The parents of the Kiwi journalist held captive in a Middle Eastern jail for the past 12 days won't be asking him to rethink his career when he is released.
Officials from the Yemen Embassy in Washington, US, announced on Friday that they would deport Glen Johnson, a freelancer who was working on a story about people smuggling when he was arrested for being in southern Yemen illegally.
Though his King Country-based parents, Mike and Lin Johnson, didn't know yesterday when he would be released, or where he would be deported to, the news was a relief.
"It's a huge weight off our shoulders," Mike Johnson said. "We're so relieved something is happening but we're also cautious, he's not on the plane yet."
New Zealand Embassy officials in Saudi Arabia had been working with their British and Canadian counterparts in Yemen to effect Johnson's release.
But as he is in a particularly remote and strife-torn part of the country - which is in the middle of an uprising against President Ali Abdullah Saleh - no consular staff had been able to get to Johnson and ascertain his condition.
"They're going on the assumption that because he's a westerner he'll not be mistreated," Mike Johnson said.
His release could come as early as tomorrow or Tuesday, but that was best case scenario.
He could be deported from Yemen to the country he was last in - which is understood to be the African country of Djibouti, which borders Ethiopia, 100km away over the Strait of Aden.
It is believed Johnson went on a boat trip with people smugglers, or followed them.
He would be taken to immigration officials in one of the bigger cities in Yemen before being ejected.
Mike Johnson said he hoped his son would return to New Zealand, but they would not pressure him.
"We will ask: 'Are you coming home'? We're not going to tell him to come home. I think he'll want to continue to be a freelancer and continue working in the Middle East.
"We presume this has made an impact on his life. We don't want him going to places where there is excessive risk."
They would be happy if he returned to the Middle East, or Africa, but would urge him to keep out of hotspots, such as Somalia or Syria currently.
They had not seen him since he left to start his writing career nearly 2 years ago. They had been saving up to meet him in somewhere like Egypt or Turkey.

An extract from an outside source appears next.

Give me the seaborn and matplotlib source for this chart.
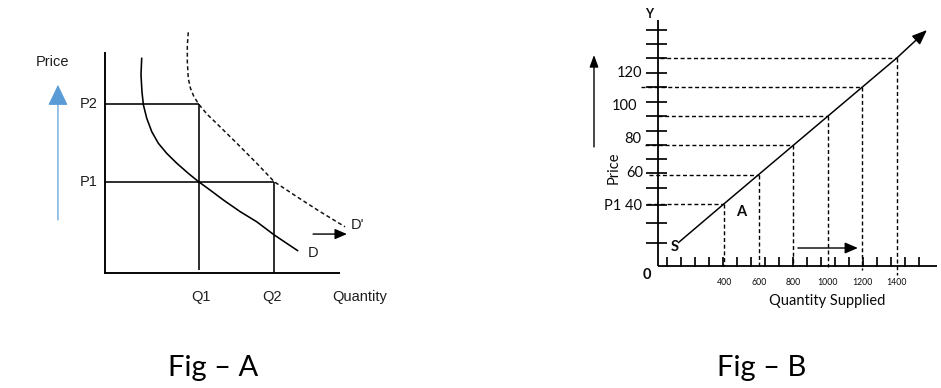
import numpy as np
import pandas as pd
import matplotlib
matplotlib.use("Agg")
import matplotlib.pyplot as plt
import seaborn as sns

# ---------------- data ----------------
# Fig A (conceptual demand shift, arbitrary units)
demand_q = [15.3, 15.0, 15.4, 16.0, 17.4, 19.5, 22.2, 25.7, 29.9, 34.7, 39.0, 43.8,
            49.3, 56.3, 63.2, 70.5, 75.7, 80.5]
demand_p = [97.9, 90.0, 82.4, 76.4, 70.3, 64.2, 59.0, 54.4, 49.9, 45.3, 41.5, 37.7,
            33.2, 27.9, 23.3, 17.3, 13.5, 10.0]
shifted_q = [34.7, 34.3, 34.3, 34.7, 35.6, 37.0, 39.0, 42.5, 46.5, 54.9, 63.2, 70.5,
             79.9, 89.6, 100.0]
shifted_p = [109.4, 103.6, 96.0, 88.5, 84.0, 80.3, 76.8, 72.2, 68.0, 59.0, 49.9, 41.5,
             34.7, 27.9, 21.0]
Q1, Q2 = 39.0, 70.5
P1, P2 = 41.5, 76.8

# Fig B (supply schedule)
supply_q = [400, 600, 800, 1000, 1200, 1400]
supply_p = [40, 60, 80, 100, 120, 140]
supply_line_q = [132, 400, 600, 800, 1000, 1200, 1400, 1574]
supply_line_p = [13.0, 40, 60, 80, 100, 120, 140, 159.1]
x_tick_labels = ["400", "600", "800", "1000", "1200", "1400"]
y_tick_labels = ["120", "100", "80", "60", "P1 40"]
y_tick_marks = [159.1, 149.5, 139.7, 129.8, 119.8, 109.9, 100.1, 90.1, 80.2, 70.4,
                60.8, 50.5, 39.1, 27.0, 12.8]

# ---------------- style ----------------
sns.set_theme(style="white")
plt.rcParams["font.family"] = ["Liberation Sans", "DejaVu Sans"]
plt.rcParams["lines.scale_dashes"] = False
plt.rcParams["lines.solid_capstyle"] = "butt"

W, H = 941, 388
fig = plt.figure(figsize=(W / 100, H / 100), dpi=100)
fig.patch.set_facecolor("white")


def make_axes(x0px, sx, y0px, sy):
    ax = fig.add_axes([0, 0, 1, 1])
    ax.set_xlim((0 - x0px) / sx, (W - x0px) / sx)
    ax.set_ylim((y0px - H) / sy, (y0px - 0) / sy)
    ax.axis("off")
    ax.patch.set_alpha(0)
    return ax


A_MAP = (105.0, 2.4, 273.0, 2.2)
B_MAP = (655.1, 0.1727, 262.0, 1.458)
axA = make_axes(*A_MAP)
axB = make_axes(*B_MAP)

PX = 0.72  # points per pixel
txtA = "#1e1e1e"

# ---------------- Fig A ----------------
lwA = 1.9 * PX
axA.plot([0, 0], [0, 100.5], color="black", lw=lwA)
axA.plot([-0.3, 97.9], [0, 0], color="black", lw=lwA)
lwG = 1.6 * PX
axA.plot([0, Q1], [P2, P2], color="black", lw=lwG)
axA.plot([0, Q2], [P1, P1], color="black", lw=lwG)
axA.plot([Q1, Q1], [P2, 1.4], color="black", lw=lwG)
axA.plot([Q2, Q2], [P1, 0], color="black", lw=lwG)

dfD = pd.DataFrame({"q": demand_q, "p": demand_p})
sns.lineplot(data=dfD, x="q", y="p", sort=False, estimator=None, ax=axA,
             color="black", lw=1.6 * PX)
dfD2 = pd.DataFrame({"q": shifted_q, "p": shifted_p})
sns.lineplot(data=dfD2, x="q", y="p", sort=False, estimator=None, ax=axA,
             color="#111111", lw=1.5 * PX)
axA.lines[-1].set_dashes((4 * PX, 2.8 * PX))
axA.set_xlim((0 - A_MAP[0]) / A_MAP[1], (W - A_MAP[0]) / A_MAP[1])
axA.set_ylim((A_MAP[2] - H) / A_MAP[3], A_MAP[2] / A_MAP[3])
axA.set_xlabel(""); axA.set_ylabel("")

axA.annotate("", xy=(100.8, 17.7), xytext=(86.7, 17.7),
             arrowprops=dict(arrowstyle="-|>,head_length=0.6,head_width=0.26",
                             color="black", lw=1.4 * PX, shrinkA=0, shrinkB=0))
axA.annotate("", xy=(-19.6, 85.5), xytext=(-19.6, 24.1),
             arrowprops=dict(arrowstyle="-|>,head_length=1.08,head_width=0.52",
                             color="#5b9bd5", lw=1.2 * PX, shrinkA=0, shrinkB=0))

fsA = 10.5
axA.text(-21.7, 95.9, "Price", ha="center", va="center", fontsize=fsA, color=txtA)
axA.text(-6.7, P2, "P2", ha="center", va="center", fontsize=fsA, color=txtA)
axA.text(-6.7, P1, "P1", ha="center", va="center", fontsize=fsA, color=txtA)
axA.text(40.0, -10.9, "Q1", ha="center", va="center", fontsize=fsA, color=txtA)
axA.text(69.6, -10.9, "Q2", ha="center", va="center", fontsize=fsA, color=txtA)
axA.text(106.3, -10.9, "Quantity", ha="center", va="center", fontsize=fsA, color=txtA)
axA.text(86.7, 9.1, "D", ha="center", va="center", fontsize=fsA, color=txtA)
axA.text(105.4, 21.8, "D'", ha="center", va="center", fontsize=fsA, color=txtA)

# ---------------- Fig B ----------------
fB = ["Lato", "DejaVu Sans"]
tB = "#0a0a0a"
lwB = 1.8 * PX
axB.plot([16.8, 16.8], [-2.5, 166], color="black", lw=lwB)
axB.plot([16.8, 1632], [-2.5, -2.5], color="black", lw=lwB)
axB.hlines(y_tick_marks, -54.4, 70.6, color="black", lw=1.7 * PX)
x_marks = np.linspace(67, 1530, 19)
axB.vlines(x_marks, -3.7, 3.6, color="black", lw=1.7 * PX)

h_start = [-47, -35, -58, 17, -82, 28]
v_end = [-2.5, -3.0, -2.5, -3.5, -5.5, -9.0]
dash = (4 * PX, 2.7 * PX)
for q, p, xs, ye in zip(supply_q, supply_p, h_start, v_end):
    ln, = axB.plot([xs, q], [p, p], color="black", lw=1.4 * PX)
    ln.set_dashes(dash)
    ln, = axB.plot([q, q], [p, ye], color="black", lw=1.4 * PX)
    ln.set_dashes(dash)

dfS = pd.DataFrame({"q": supply_line_q[:-1], "p": supply_line_p[:-1]})
sns.lineplot(data=dfS, x="q", y="p", sort=False, estimator=None, ax=axB,
             color="black", lw=1.5 * PX)
axB.annotate("", xy=(supply_line_q[-1], supply_line_p[-1]),
             xytext=(supply_line_q[-2], supply_line_p[-2]),
             arrowprops=dict(arrowstyle="-|>,head_length=0.75,head_width=0.3",
                             color="black", lw=1.5 * PX, shrinkA=0, shrinkB=0))
axB.set_xlim((0 - B_MAP[0]) / B_MAP[1], (W - B_MAP[0]) / B_MAP[1])
axB.set_ylim((B_MAP[2] - H) / B_MAP[3], B_MAP[2] / B_MAP[3])
axB.set_xlabel(""); axB.set_ylabel("")

axB.annotate("", xy=(-353.8, 142.0), xytext=(-353.8, 78.9),
             arrowprops=dict(arrowstyle="-|>,head_length=0.6,head_width=0.22",
                             color="black", lw=1.4 * PX, shrinkA=0, shrinkB=0))
axB.annotate("", xy=(1174, 9.6), xytext=(827, 9.6),
             arrowprops=dict(arrowstyle="-|>,head_length=0.65,head_width=0.28",
                             color="black", lw=1.4 * PX, shrinkA=0, shrinkB=0))

for lab, q in zip(x_tick_labels, supply_q):
    axB.text(q, -14.2, lab, ha="center", va="center", fontsize=6.3,
             family=fB, color=tB)
y_lab_pos = [129.8, 107.0, 84.4, 61.0, 38.4]
y_lab_right = [-76.0, -104.0, -83.0, -68.0, -74.0]
for lab, p, xr in zip(y_tick_labels, y_lab_pos, y_lab_right):
    axB.text(xr, p, lab, ha="right", va="center", fontsize=10.5,
             family=fB, color=tB)
axB.text(996, -26.5, "Quantity Supplied", ha="center", va="center", fontsize=10.5,
         family=fB, color=tB)
axB.text(-238, 64.5, "Price", ha="center", va="center", fontsize=10.5,
         family=fB, color=tB, rotation=90)
axB.text(-47, -8.9, "0", ha="center", va="center", fontsize=10.5, fontweight="bold",
         family=fB, color=tB)
axB.text(-32, 170.4, "Y", ha="center", va="center", fontsize=9, fontweight="bold",
         family=fB, color=tB)
axB.text(111, 10.5, "S", ha="center", va="center", fontsize=10.5, fontweight="bold",
         family=fB, color=tB)
axB.text(501, 34.5, "A", ha="center", va="center", fontsize=10.5, fontweight="bold",
         family=fB, color=tB)

fig.text(213 / W, 1 - 375.7 / H, "Fig \u2013 A", ha="center", va="baseline",
         fontsize=21, family=fB, color="black")
fig.text(762 / W, 1 - 375.7 / H, "Fig \u2013 B", ha="center", va="baseline",
         fontsize=21, family=fB, color="black")

fig.savefig("out.png", dpi=100, facecolor="white")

A Ministry of Foreign Affairs and Trade spokesman yesterday had no further details on when Johnson's release might happen but said they were "pretty happy with how things are moving".
Johnson, trained at Canterbury University, had been commissioned to write for UK magazines, but had also done some work for the Herald on Sunday.
Editor Bryce Johns this week provided Mfat staff with a letter, at their request, backing Johnson's credentials.
Amnesty International on Thursday called on the Yemenis to disclose where he was being held and give him access to a lawyer.
The announcement of his pending release came a day later.